John Myers Jr, Senior Reporter
A section of the St Mary Banana Estate, swamped by high waters from torrential rains associated with Tropical Storm Gustav. - File
The government will have to write off most - and most likely all - of the nearly $300 million in insurance support it had to provide to banana farmers last year to coax them back into production after Hurricane Dean.
But with uncertainty still hanging over the export side of the industry in the wake of another devastation by a tropical storm three weeks ago, no one - or no one who has been available for comment - can say with certainty what will happen to the debt.
"That matter (of the loan obligations) has not arisen as far as I know," Donovan Stanberry, the permanent secretary in the agriculture ministry told Wednesday Business. "That is a matter that DBJ (Development Bank of Jamaica) and BECO (Banana Exporting Company) will deal with, and anything further will go to the Cabinet."
Write-off clause
When Dean slammed into Jamaica last august leaving a trail of destruction across the island, fragile banana plantations, including 1,500 acres of farms owned by Jamaica Producers Group in eastern Jamaica, were severely damaged.
Having suffered a string of similar events in recent years, JP, which grows 90 per cent of Jamaica's export bananas and controls up to a third of the UK banana market, was contemplating whether it should resume produc-tion here. The company has plantations in central America.
The government's carrot to get JP to replant its farms and encourage others to follow suit, was to offer, via DBJ, a US$4 million (J$284 million) loan to banana exporters to cover insurance premiums and rehabilitate fields. BECO under-wrote the loan, most of which would have gone to Jamaica Producers.
Dr Marshall hall
However, a critical part of the condition of the agreement was that farmers would not have to repay - essentially the loan would be written off - should the industry be impacted by another natural disaster and more than 50 per cent of acreage was damaged.
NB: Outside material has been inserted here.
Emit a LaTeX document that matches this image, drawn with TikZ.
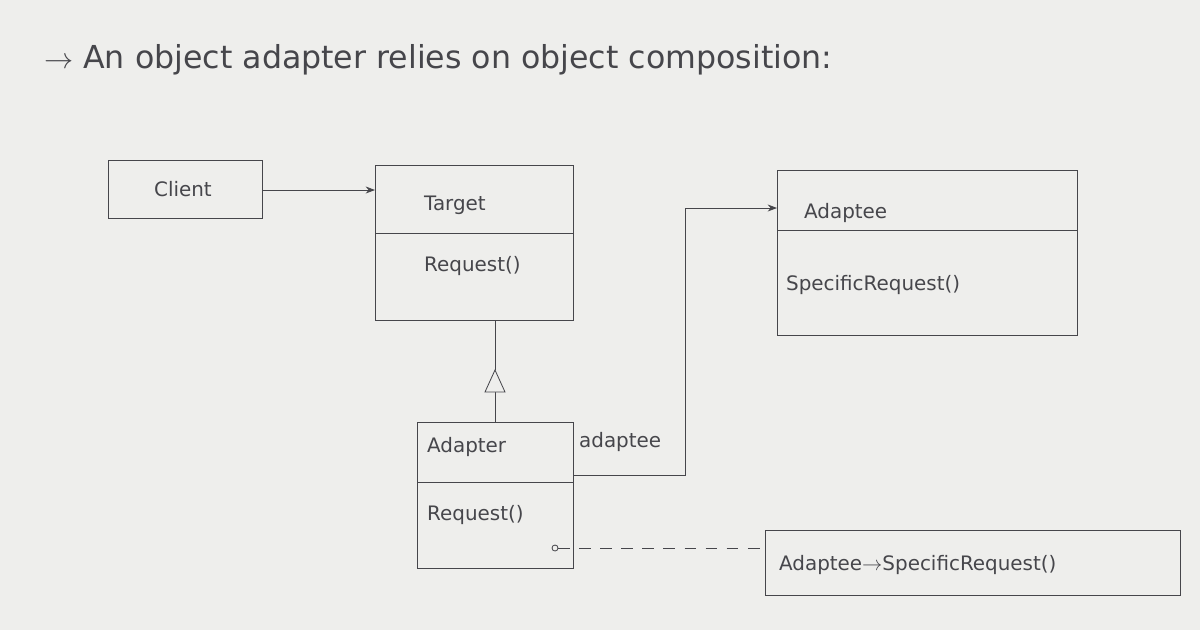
\documentclass[tikz,border=0pt]{standalone}
\usepackage{fontspec}
\setmainfont{DejaVu Sans}
\usetikzlibrary{arrows.meta}
\definecolor{paper}{RGB}{238,238,236}
\definecolor{ink}{RGB}{70,70,75}
\begin{document}
\begin{tikzpicture}[x=0.03cm,y=-0.03cm,
  box/.style={draw=ink,line width=0.8pt},
  lbl/.style={text=ink,font=\fontsize{17}{20}\selectfont,anchor=west},
  conn/.style={draw=ink,line width=0.7pt}]
\fill[paper] (0,0) rectangle (1200,630);
\useasboundingbox (0,0) rectangle (1200,630);
\node[lbl,font=\fontsize{27}{30}\selectfont] (title) at (40,60) {$\rightarrow$ An object adapter relies on object composition:};
% Client
\draw[box] (108,160) rectangle (262,218);
\node[lbl] (client) at (150,189) {Client};
\coordinate (clientR) at (262,190);
% Target
\draw[box] (375,165) rectangle (573,320);
\draw[box] (375,233) -- (573,233);
\node[lbl] (target) at (420,205) {Target};
\node[lbl] (treq) at (420,266) {Request()};
\coordinate (targetL) at (375,190);
\coordinate (targetB) at (495,320);
% Adaptee
\draw[box] (777,170) rectangle (1077,335);
\draw[box] (777,230) -- (1077,230);
\node[lbl] (adaptee) at (800,213) {Adaptee};
\node[lbl] (sreq) at (782,285) {SpecificRequest()};
\coordinate (adapteeL) at (777,208);
% Adapter
\draw[box] (417,422) rectangle (573,568);
\draw[box] (417,482) -- (573,482);
\node[lbl] (adapter) at (423,447) {Adapter};
\node[lbl] (areq) at (423,515) {Request()};
\coordinate (adapterT) at (495,422);
\coordinate (adapterR) at (573,475);
\coordinate (adapterN) at (555,548);
% Note
\draw[box] (765,530) rectangle (1180,595);
\node[lbl] (note) at (775,565) {Adaptee$\rightarrow$SpecificRequest()};
\coordinate (noteL) at (765,548);
% connectors
\draw[conn,-{Stealth[length=8pt]}] (clientR) -- (targetL);
\draw[conn] (adapterT) -- (495,392);
\draw[conn,fill=paper] (485,392) -- (505,392) -- (495,370) -- cycle;
\draw[conn] (495,370) -- (targetB);
\draw[conn,-{Stealth[length=8pt]}] (adapterR) -- (685,475) -- (685,208) -- (adapteeL);
\node[lbl] (alab) at (575,442) {adaptee};
\draw[conn] (adapterN) circle (3);
\draw[conn,dash pattern=on 10pt off 8pt] (558,548) -- (noteL);
\end{tikzpicture}
\end{document}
Gustav, on the face of it, would have been such an event, although no one has said for certain that the write-off clause has been triggered.
"The principle is that for farmers that made that investment if there was a subsequent disaster such as Tropical Storm Gustav, some relief would be provided by BECO and that would in turn flow through their relationship with DBJ," explained Jeffrey Hall, the managing director of Jamaica Producers Group.
Hall said he has received communication on the issue from BECO, but declined to disclose the content of the letter.
Last week, the office of BECO's executive director, Vincent Evans referred Wednesday Business to the company's chairman, Dr Marshall Hall, for comment.But yesterday, Hall's office referred this newspaper back to Evans, who was not immediately available.
Hall is himself a former CEO of Producers Group and has had to grapple with the issue of the future of banana production in Jamaica, in the face of diminishing preferences in Europe and the impact of storms.
For instance, Dean and Gustav apart, in 2004 Hurricane Ivan wiped out the industry. Sixty per cent of that which was resuscitated was again destroyed by Hurricanes Emily and Dennis in 2005.
Hall's son and successor at JP, Jeffrey Hall, is grappling with the same issue. A week ago, the younger Hall said JP would arrive at a decision within the next month whether it would continue to grow bananas here for export or concentrate on producing the fruit only for its snack lines.
Banana is one of Jamaica's largest export crops, with earnings reaching US$20 million in 2006 when the country exported approximately 30,000 tonnes to Europe under a preferential trade arrangement with the bloc.